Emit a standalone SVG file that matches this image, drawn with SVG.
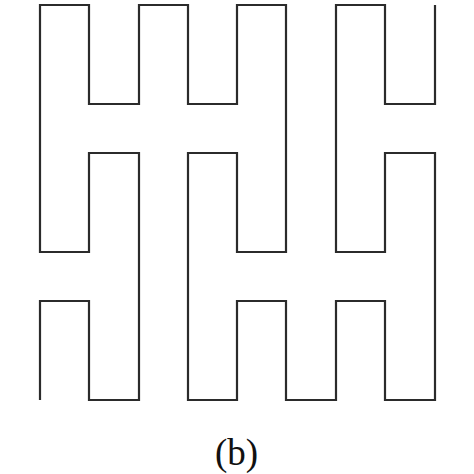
<svg xmlns="http://www.w3.org/2000/svg" width="474" height="474" viewBox="0 0 474 474">
<style>
.curve{fill:none;stroke:#2b2b2b;stroke-width:2.2;stroke-linejoin:miter;stroke-linecap:butt}
.lbl{font-family:"Liberation Serif","Times New Roman",serif;font-size:37px;fill:#111}
</style>
<rect width="474" height="474" fill="#fff"/>
<g id="connectors">
<path class="curve" d="M40,400 V301 H89 V400 H139 V153 H89 V252 H40 V5 H89 V104 H139 V5 H188 V104 H237 V5 H286 V252 H237 V153 H188 V400 H237 V301 H286 V400 H336 V301 H385 V400 H435 V153 H385 V252 H336 V5 H385 V104 H435 V5"/>
</g>
<g id="label"><text class="lbl" x="236.5" y="465" text-anchor="middle">(b)</text></g>
</svg>
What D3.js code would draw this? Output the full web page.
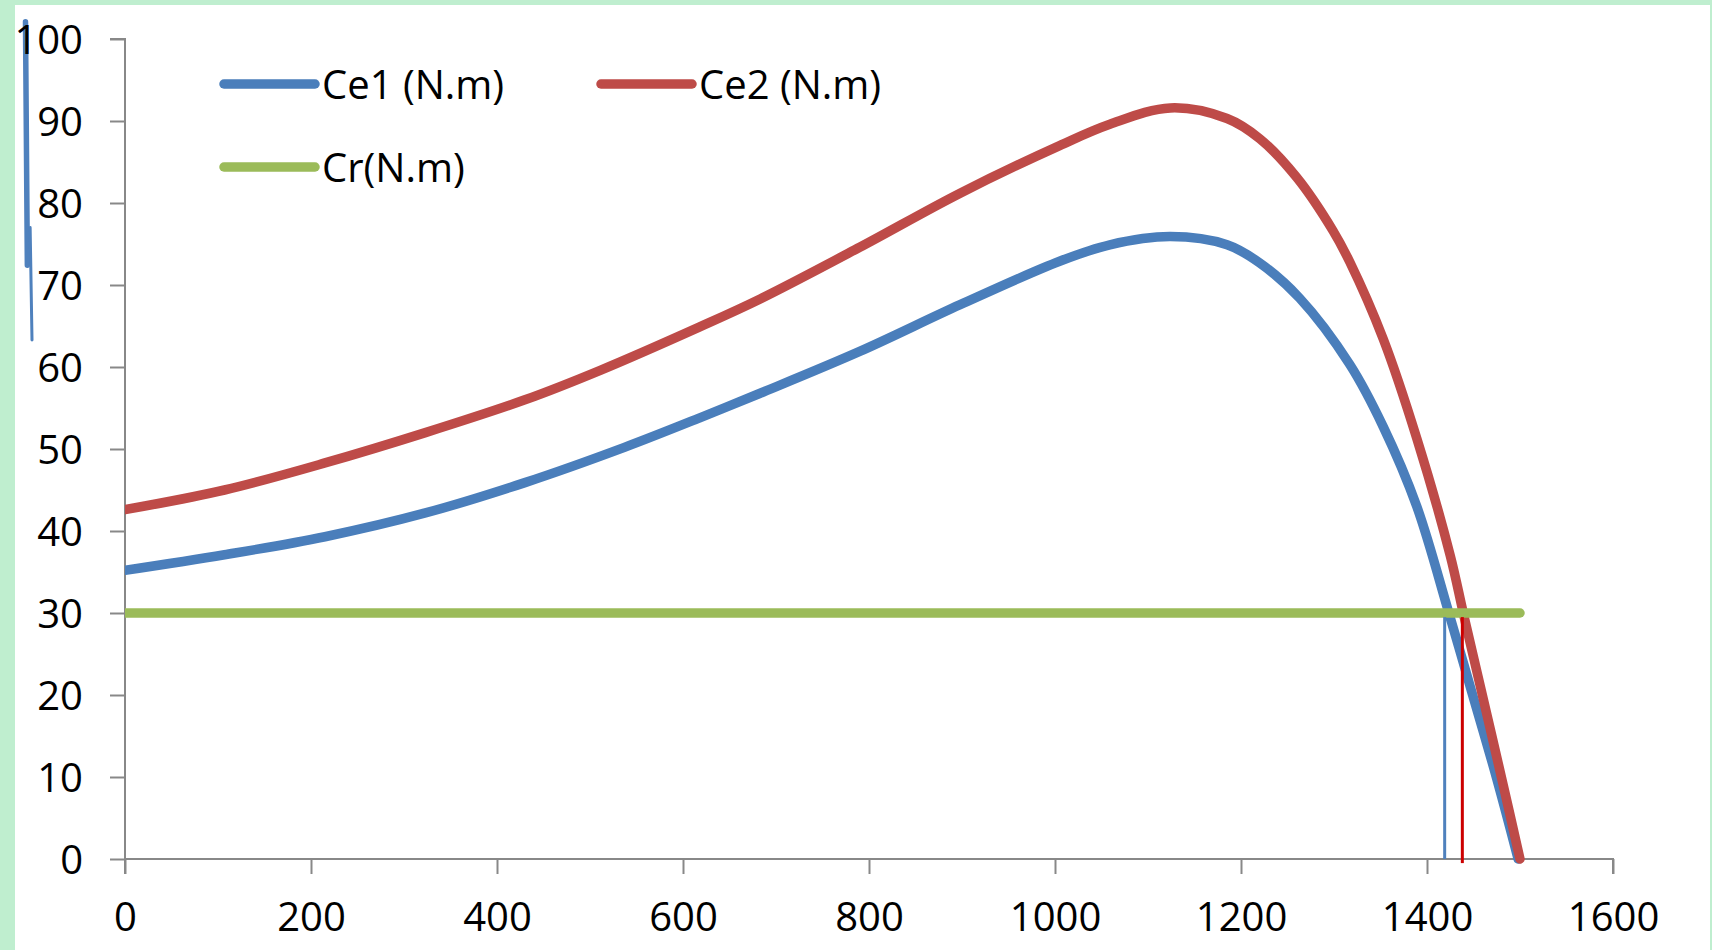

OBJECTIVE — Reproduce the whole listing exactly, but not the images in it.

RESULT FOR THIS TASK —
Emit a standalone SVG file that matches this image, drawn with SVG.
<svg xmlns="http://www.w3.org/2000/svg" width="474" height="474" viewBox="0 0 474 474">
<style>
.curve{fill:none;stroke:#2b2b2b;stroke-width:2.2;stroke-linejoin:miter;stroke-linecap:butt}
.lbl{font-family:"Liberation Serif","Times New Roman",serif;font-size:37px;fill:#111}
</style>
<rect width="474" height="474" fill="#fff"/>
<g id="connectors">
<path class="curve" d="M40,400 V301 H89 V400 H139 V153 H89 V252 H40 V5 H89 V104 H139 V5 H188 V104 H237 V5 H286 V252 H237 V153 H188 V400 H237 V301 H286 V400 H336 V301 H385 V400 H435 V153 H385 V252 H336 V5 H385 V104 H435 V5"/>
</g>
<g id="label"><text class="lbl" x="236.5" y="465" text-anchor="middle">(b)</text></g>
</svg>
What D3.js code would draw this? Output the full web page.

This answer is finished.